Fiona J. Roberts is a Tree District Books' author. Her book, Just Des(s)erts, will have you laughing and crying with the ladies of a small English town as they seek to give criminals their just dessert.
I'm A Published Author Now. But What Do I Wish I Knew Back Then?
Recently I gave a talk about writing and getting published to a wine club. The audience was great, asking lots of questions, engaging in discussion, and giving me a glass of wine.
As I spoke about my often rocky journey towards becoming a published author, it made me think about all the
things I wished I had known at the beginning.
My first draft of my first novel was 20,000 words. I turned to the internet to find out that the average book was 70,000 words. I should have known at this point that it was not as easy as one
That initial attempt taught me a lot about writing and how to structure a book, but what I didn’t know was legion.
Had I known that they even existed, I would probably have found a beta reader at this stage. A beta reader will look at your work and then give feedback about the story and style of writing.
I would definitely NOT have paid someone to publish my novel. That turned out to be frustrating and disappointing.

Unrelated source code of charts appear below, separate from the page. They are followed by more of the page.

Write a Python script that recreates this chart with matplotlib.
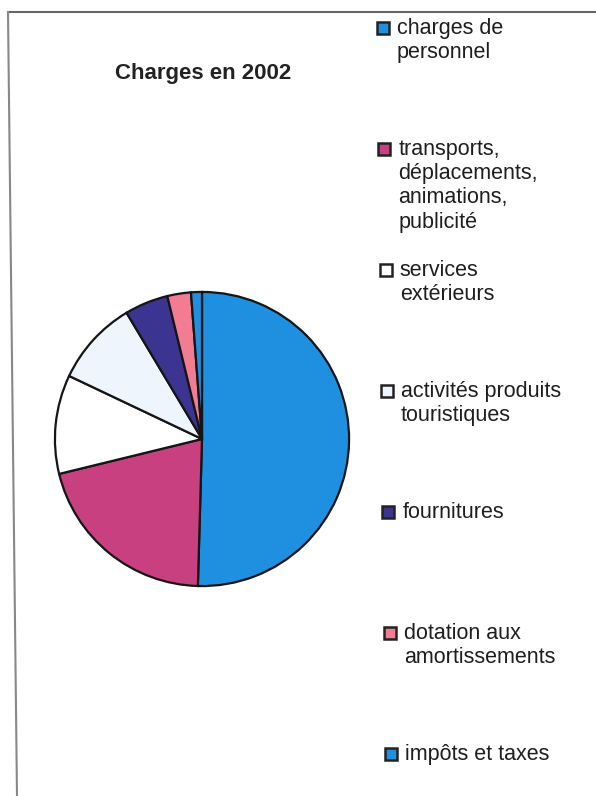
import matplotlib.pyplot as plt
from matplotlib.patches import Rectangle
from matplotlib.lines import Line2D

plt.rcParams['font.family'] = ['Liberation Sans', 'DejaVu Sans']

# Data (share of charges, %)
labels = ['charges de\npersonnel',
          'transports,\ndéplacements,\nanimations,\npublicité',
          'services\nextérieurs',
          'activités produits\ntouristiques',
          'fournitures',
          'dotation aux\namortissements',
          'impôts et taxes']
values = [50.6, 20.8, 10.9, 9.4, 4.8, 2.6, 1.2]
colors = ['#1f8fe0', '#c8407f', '#ffffff', '#eef5fc', '#3b3591', '#f27d92', '#1f8fe0']

W, H = 596, 796
fig = plt.figure(figsize=(W / 100, H / 100), dpi=100)

# pie centre / radius in pixels
cx, cy, r = 202, 439, 150
ax = fig.add_axes([(cx - r) / W, (H - cy - r) / H, 2 * r / W, 2 * r / H])
ax.pie(values, colors=colors, startangle=90, counterclock=False,
       wedgeprops=dict(edgecolor='#151515', linewidth=1.6))
ax.set_xlim(-1.02, 1.02)
ax.set_ylim(-1.02, 1.02)
ax.set_aspect('equal')
ax.axis('off')

fig.text(203 / W, 1 - 73 / H, 'Charges en 2002', ha='center', va='center',
         fontsize=16, fontweight='bold', color='#222222')

# legend, drawn by hand to keep Excel-style even spacing
for i, (lab, col) in enumerate(zip(labels, colors)):
    ytop = 22 + i * 121
    xm = 377 + i * 1.33
    fig.patches.append(Rectangle((xm / W, 1 - (ytop + 12) / H), 12 / W, 12 / H,
                                 transform=fig.transFigure, facecolor=col,
                                 edgecolor='#222222', linewidth=1.8))
    fig.text((xm + 20) / W, 1 - (ytop - 4) / H, lab, ha='left', va='top',
             fontsize=15.5, color='#1e1e1e', linespacing=1.2)

# scanned frame (top and left edges)
fig.add_artist(Line2D([8 / W, 1], [1 - 12 / H, 1 - 12 / H], transform=fig.transFigure,
                      color='#666666', linewidth=1.5))
fig.add_artist(Line2D([8 / W, 17 / W], [1 - 12 / H, 0], transform=fig.transFigure,
                      color='#888888', linewidth=1.5))

fig.savefig('out.png', dpi=100)
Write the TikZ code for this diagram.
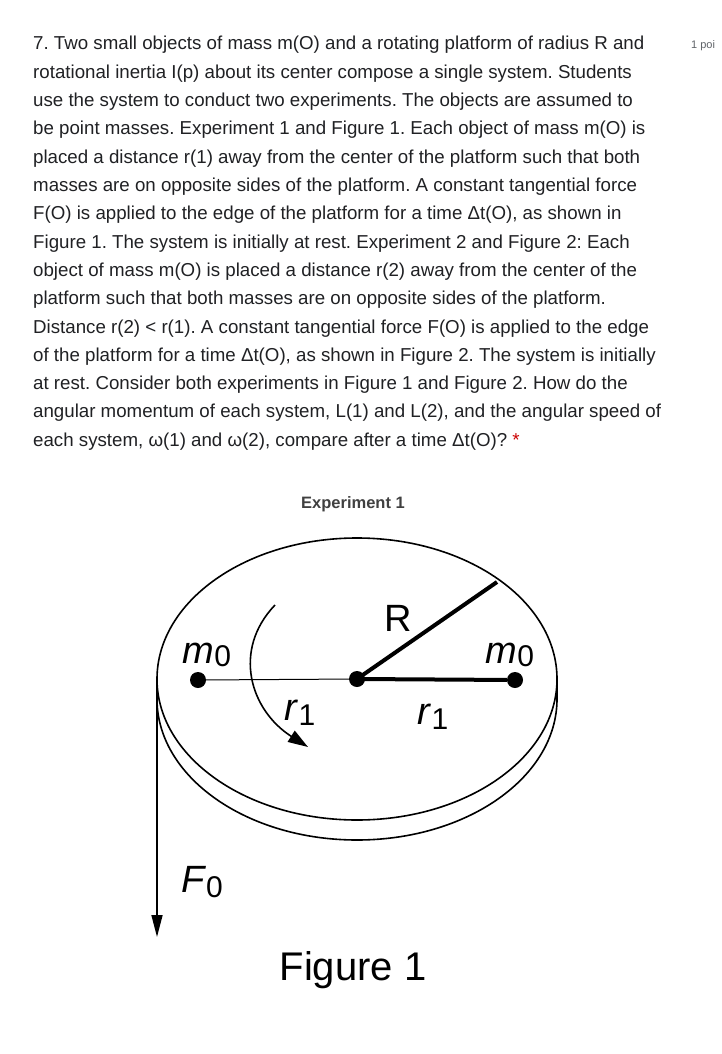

Getting Published Doesn't Mean You Are Done Working
I would have embraced social media a lot sooner. Gaining a following, means that you are gaining an audience. I now have a Twitter account, a Facebook page, Pinterest, Instagram and a website.
Twitter is my favourite. You can reach a lot of people and many of the posts by others are witty, informative, and fascinating.
No one told me when my first book was published that you have to work hard to publicise your own work. Now I am fully on board, using every opportunity available to me. I’ve given talks to various
groups, I’ve been on local radio, and of course I use social media.
I’ve become quite proficient at making book trailers. I use Movie Maker, and my one for Just Des(s)erts has been viewed over 5,000
times on Pinterest.
Editing is essential
Editing, what can I say? Being properly edited for the first time was a revelation. It's not just about grammar and spelling, it’s about the structure, story, pace and so much more. If you are going to self-publish, this is the place to spend your money.
After many setbacks, I saw one of those life affirming sayings on social media. Usually I glance at them and then move on, forgetting immediately what the message was. This one struck a chord.
“Your dreams do not have an expiry date.” For me it meant keep writing.